The M1 money supply represents the narrowest and most liquid classification of money in the U.S. economy. It is essentially the measure of funds that are immediately available for use as a medium of exchange. The Federal Reserve’s definition of M1 includes several specific components that are highly accessible.

The first component is physical currency in circulation, including all coins and paper money held by the public. The second major component is demand deposits, which are funds in checking accounts available “on demand.” This category also includes other checkable deposits (OCDs), such as Negotiable Order of Withdrawal (NOW) and Automatic Transfer Service (ATS) accounts.

In May 2020, the Federal Reserve redefined M1 to include savings deposits, recognizing their modern transactional nature.

The Role of Liquidity

The most important characteristic of the M1 money supply is its perfect liquidity, which directly addresses its function as a medium of exchange. Liquidity refers to the ease and speed with which an asset can be converted into cash without incurring a loss in value. The assets that constitute M1 are either cash itself or assets that are instantly convertible to cash and usable for transactions without any frictional cost or delay.

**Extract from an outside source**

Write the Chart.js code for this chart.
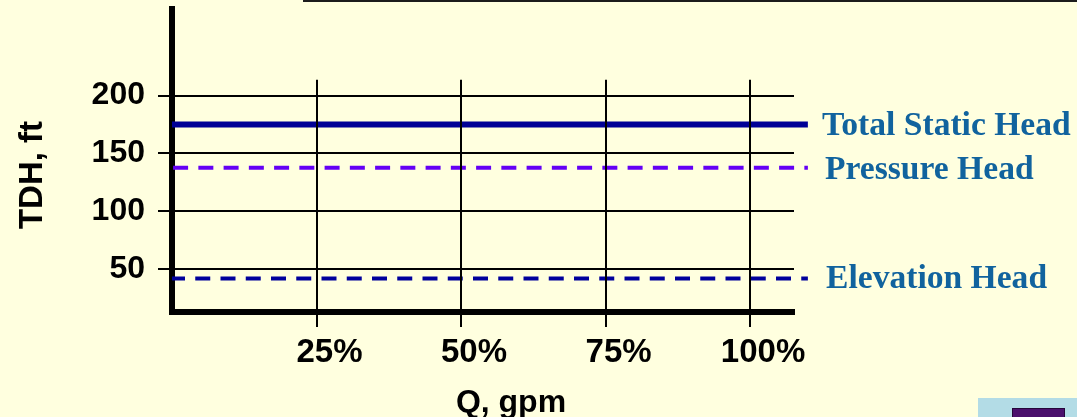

This high degree of liquidity means that M1 represents the economy’s actual, immediate purchasing power. A $20 bill, for instance, can be used instantaneously to complete a transaction without any conversion step. Similarly, a demand deposit can be accessed immediately via debit card or electronic transfer, making it functionally equivalent to cash.

The collective components of M1 are the most readily spent assets, making this measure a direct indicator of short-term consumer and business spending potential. A change in M1 suggests an immediate shift in the public’s preference for holding transactional money versus less liquid forms of savings. This preference shift is a key input for analyzing economic momentum and consumer confidence.

Distinguishing M1 from Broader Measures (M2)

The M1 measure serves as the foundation for the broader money supply aggregate, M2. M2 includes all the components of M1 plus certain assets that are less liquid, often termed “near money.” These less liquid assets require a small step or transaction cost before they can be used for immediate spending.

The primary additions in M2 include small-denomination time deposits, such as Certificates of Deposit (CDs) under $100,000, and balances in retail money market funds. These M2 components often involve a slight delay or a potential penalty for early withdrawal, distinguishing them from M1’s immediate spendability. M1 reflects the actual purchasing power, while M2 provides a picture of the potential purchasing power in the economy.

Tracking and Reporting M1 Data

The Federal Reserve System is the entity responsible for tracking and reporting M1 and other money stock measures in the U.S. This data is compiled and published regularly, typically on a weekly or monthly basis, through the Fed’s H.6 Money Stock Measures release.

Economists and policymakers analyze changes in the M1 aggregate to gain a high-level understanding of shifts in short-term economic activity. A rapid expansion of M1 may indicate a greater propensity to spend, which could signal future inflation risks. The regular reporting allows for continuous monitoring of the transactional money available in the financial system.